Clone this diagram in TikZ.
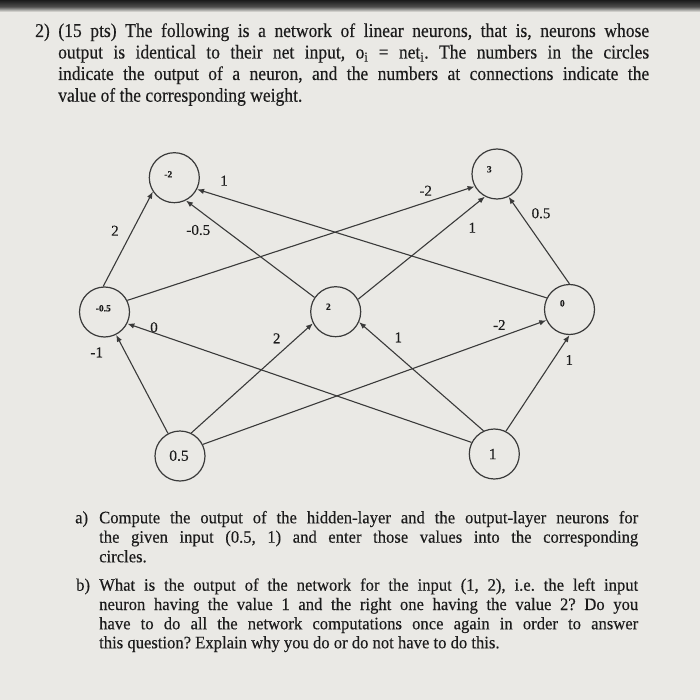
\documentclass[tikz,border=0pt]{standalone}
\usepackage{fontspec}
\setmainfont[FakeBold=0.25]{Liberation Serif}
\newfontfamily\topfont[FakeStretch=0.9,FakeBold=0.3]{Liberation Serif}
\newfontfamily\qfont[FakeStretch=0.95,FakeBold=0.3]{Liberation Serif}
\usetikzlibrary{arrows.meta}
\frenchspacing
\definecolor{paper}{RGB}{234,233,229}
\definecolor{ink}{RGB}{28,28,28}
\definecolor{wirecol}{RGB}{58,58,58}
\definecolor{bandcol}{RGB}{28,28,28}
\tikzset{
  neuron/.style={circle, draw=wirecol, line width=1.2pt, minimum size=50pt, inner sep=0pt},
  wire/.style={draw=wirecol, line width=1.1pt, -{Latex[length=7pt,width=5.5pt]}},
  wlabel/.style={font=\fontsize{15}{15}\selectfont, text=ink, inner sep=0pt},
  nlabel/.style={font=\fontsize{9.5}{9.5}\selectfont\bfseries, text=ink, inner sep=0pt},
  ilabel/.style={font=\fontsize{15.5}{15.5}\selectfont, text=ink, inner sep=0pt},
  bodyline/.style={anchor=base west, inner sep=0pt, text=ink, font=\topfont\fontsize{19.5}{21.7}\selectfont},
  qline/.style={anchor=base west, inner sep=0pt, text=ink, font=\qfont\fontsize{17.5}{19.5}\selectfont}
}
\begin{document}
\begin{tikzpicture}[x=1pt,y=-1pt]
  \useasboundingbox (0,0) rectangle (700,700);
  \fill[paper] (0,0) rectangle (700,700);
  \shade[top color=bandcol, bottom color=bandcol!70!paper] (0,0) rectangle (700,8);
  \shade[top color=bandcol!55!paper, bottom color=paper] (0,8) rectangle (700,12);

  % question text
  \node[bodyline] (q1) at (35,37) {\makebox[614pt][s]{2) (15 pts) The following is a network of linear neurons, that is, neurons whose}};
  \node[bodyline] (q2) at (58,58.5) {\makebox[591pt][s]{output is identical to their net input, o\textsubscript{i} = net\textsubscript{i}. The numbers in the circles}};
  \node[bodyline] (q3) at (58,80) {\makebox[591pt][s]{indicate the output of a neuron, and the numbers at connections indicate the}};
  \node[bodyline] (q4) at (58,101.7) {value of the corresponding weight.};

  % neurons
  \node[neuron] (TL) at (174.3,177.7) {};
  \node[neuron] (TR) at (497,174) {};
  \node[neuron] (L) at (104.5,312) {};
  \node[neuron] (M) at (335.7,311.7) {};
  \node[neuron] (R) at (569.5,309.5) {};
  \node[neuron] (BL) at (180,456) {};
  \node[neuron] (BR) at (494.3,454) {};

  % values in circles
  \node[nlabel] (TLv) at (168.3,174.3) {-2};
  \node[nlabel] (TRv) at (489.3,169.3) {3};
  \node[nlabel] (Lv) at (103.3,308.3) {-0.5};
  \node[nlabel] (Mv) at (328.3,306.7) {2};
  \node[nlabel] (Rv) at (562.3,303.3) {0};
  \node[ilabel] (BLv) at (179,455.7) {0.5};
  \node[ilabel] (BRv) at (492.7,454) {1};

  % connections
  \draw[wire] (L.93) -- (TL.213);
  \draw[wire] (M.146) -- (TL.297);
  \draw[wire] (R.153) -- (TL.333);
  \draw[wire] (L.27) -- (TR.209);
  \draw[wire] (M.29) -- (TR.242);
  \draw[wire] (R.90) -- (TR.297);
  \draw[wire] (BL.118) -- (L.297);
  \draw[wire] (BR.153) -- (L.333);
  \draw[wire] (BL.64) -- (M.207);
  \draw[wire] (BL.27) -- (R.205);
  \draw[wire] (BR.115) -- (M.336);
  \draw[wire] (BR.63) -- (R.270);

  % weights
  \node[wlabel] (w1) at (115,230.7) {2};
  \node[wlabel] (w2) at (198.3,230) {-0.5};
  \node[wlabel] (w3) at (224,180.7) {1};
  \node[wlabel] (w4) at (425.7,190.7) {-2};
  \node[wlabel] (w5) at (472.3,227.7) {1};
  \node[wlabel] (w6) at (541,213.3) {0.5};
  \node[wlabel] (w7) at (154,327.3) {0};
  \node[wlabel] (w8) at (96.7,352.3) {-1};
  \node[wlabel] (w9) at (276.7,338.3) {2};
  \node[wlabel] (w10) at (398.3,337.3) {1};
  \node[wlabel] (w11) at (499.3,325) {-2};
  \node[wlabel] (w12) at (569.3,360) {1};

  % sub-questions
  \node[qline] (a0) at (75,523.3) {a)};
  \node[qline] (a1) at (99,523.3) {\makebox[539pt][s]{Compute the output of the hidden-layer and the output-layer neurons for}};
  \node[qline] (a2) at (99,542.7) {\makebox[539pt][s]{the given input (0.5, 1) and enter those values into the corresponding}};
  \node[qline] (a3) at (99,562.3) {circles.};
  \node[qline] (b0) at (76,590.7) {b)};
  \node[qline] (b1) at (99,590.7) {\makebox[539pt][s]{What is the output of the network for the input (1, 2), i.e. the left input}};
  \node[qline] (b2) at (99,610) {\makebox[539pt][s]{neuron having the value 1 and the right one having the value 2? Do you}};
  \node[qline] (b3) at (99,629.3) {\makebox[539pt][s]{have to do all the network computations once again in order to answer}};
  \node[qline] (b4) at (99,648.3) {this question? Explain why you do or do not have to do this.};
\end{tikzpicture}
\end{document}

------------------------

REQUIRED WORK → Quote the data exactly, leaving every image out of the copy.

RESULT OF THE TASK →
Clone this diagram in TikZ.
\documentclass[tikz,border=0pt]{standalone}
\usepackage{fontspec}
\setmainfont[FakeBold=0.25]{Liberation Serif}
\newfontfamily\topfont[FakeStretch=0.9,FakeBold=0.3]{Liberation Serif}
\newfontfamily\qfont[FakeStretch=0.95,FakeBold=0.3]{Liberation Serif}
\usetikzlibrary{arrows.meta}
\frenchspacing
\definecolor{paper}{RGB}{234,233,229}
\definecolor{ink}{RGB}{28,28,28}
\definecolor{wirecol}{RGB}{58,58,58}
\definecolor{bandcol}{RGB}{28,28,28}
\tikzset{
  neuron/.style={circle, draw=wirecol, line width=1.2pt, minimum size=50pt, inner sep=0pt},
  wire/.style={draw=wirecol, line width=1.1pt, -{Latex[length=7pt,width=5.5pt]}},
  wlabel/.style={font=\fontsize{15}{15}\selectfont, text=ink, inner sep=0pt},
  nlabel/.style={font=\fontsize{9.5}{9.5}\selectfont\bfseries, text=ink, inner sep=0pt},
  ilabel/.style={font=\fontsize{15.5}{15.5}\selectfont, text=ink, inner sep=0pt},
  bodyline/.style={anchor=base west, inner sep=0pt, text=ink, font=\topfont\fontsize{19.5}{21.7}\selectfont},
  qline/.style={anchor=base west, inner sep=0pt, text=ink, font=\qfont\fontsize{17.5}{19.5}\selectfont}
}
\begin{document}
\begin{tikzpicture}[x=1pt,y=-1pt]
  \useasboundingbox (0,0) rectangle (700,700);
  \fill[paper] (0,0) rectangle (700,700);
  \shade[top color=bandcol, bottom color=bandcol!70!paper] (0,0) rectangle (700,8);
  \shade[top color=bandcol!55!paper, bottom color=paper] (0,8) rectangle (700,12);

  % question text
  \node[bodyline] (q1) at (35,37) {\makebox[614pt][s]{2) (15 pts) The following is a network of linear neurons, that is, neurons whose}};
  \node[bodyline] (q2) at (58,58.5) {\makebox[591pt][s]{output is identical to their net input, o\textsubscript{i} = net\textsubscript{i}. The numbers in the circles}};
  \node[bodyline] (q3) at (58,80) {\makebox[591pt][s]{indicate the output of a neuron, and the numbers at connections indicate the}};
  \node[bodyline] (q4) at (58,101.7) {value of the corresponding weight.};

  % neurons
  \node[neuron] (TL) at (174.3,177.7) {};
  \node[neuron] (TR) at (497,174) {};
  \node[neuron] (L) at (104.5,312) {};
  \node[neuron] (M) at (335.7,311.7) {};
  \node[neuron] (R) at (569.5,309.5) {};
  \node[neuron] (BL) at (180,456) {};
  \node[neuron] (BR) at (494.3,454) {};

  % values in circles
  \node[nlabel] (TLv) at (168.3,174.3) {-2};
  \node[nlabel] (TRv) at (489.3,169.3) {3};
  \node[nlabel] (Lv) at (103.3,308.3) {-0.5};
  \node[nlabel] (Mv) at (328.3,306.7) {2};
  \node[nlabel] (Rv) at (562.3,303.3) {0};
  \node[ilabel] (BLv) at (179,455.7) {0.5};
  \node[ilabel] (BRv) at (492.7,454) {1};

  % connections
  \draw[wire] (L.93) -- (TL.213);
  \draw[wire] (M.146) -- (TL.297);
  \draw[wire] (R.153) -- (TL.333);
  \draw[wire] (L.27) -- (TR.209);
  \draw[wire] (M.29) -- (TR.242);
  \draw[wire] (R.90) -- (TR.297);
  \draw[wire] (BL.118) -- (L.297);
  \draw[wire] (BR.153) -- (L.333);
  \draw[wire] (BL.64) -- (M.207);
  \draw[wire] (BL.27) -- (R.205);
  \draw[wire] (BR.115) -- (M.336);
  \draw[wire] (BR.63) -- (R.270);

  % weights
  \node[wlabel] (w1) at (115,230.7) {2};
  \node[wlabel] (w2) at (198.3,230) {-0.5};
  \node[wlabel] (w3) at (224,180.7) {1};
  \node[wlabel] (w4) at (425.7,190.7) {-2};
  \node[wlabel] (w5) at (472.3,227.7) {1};
  \node[wlabel] (w6) at (541,213.3) {0.5};
  \node[wlabel] (w7) at (154,327.3) {0};
  \node[wlabel] (w8) at (96.7,352.3) {-1};
  \node[wlabel] (w9) at (276.7,338.3) {2};
  \node[wlabel] (w10) at (398.3,337.3) {1};
  \node[wlabel] (w11) at (499.3,325) {-2};
  \node[wlabel] (w12) at (569.3,360) {1};

  % sub-questions
  \node[qline] (a0) at (75,523.3) {a)};
  \node[qline] (a1) at (99,523.3) {\makebox[539pt][s]{Compute the output of the hidden-layer and the output-layer neurons for}};
  \node[qline] (a2) at (99,542.7) {\makebox[539pt][s]{the given input (0.5, 1) and enter those values into the corresponding}};
  \node[qline] (a3) at (99,562.3) {circles.};
  \node[qline] (b0) at (76,590.7) {b)};
  \node[qline] (b1) at (99,590.7) {\makebox[539pt][s]{What is the output of the network for the input (1, 2), i.e. the left input}};
  \node[qline] (b2) at (99,610) {\makebox[539pt][s]{neuron having the value 1 and the right one having the value 2? Do you}};
  \node[qline] (b3) at (99,629.3) {\makebox[539pt][s]{have to do all the network computations once again in order to answer}};
  \node[qline] (b4) at (99,648.3) {this question? Explain why you do or do not have to do this.};
\end{tikzpicture}
\end{document}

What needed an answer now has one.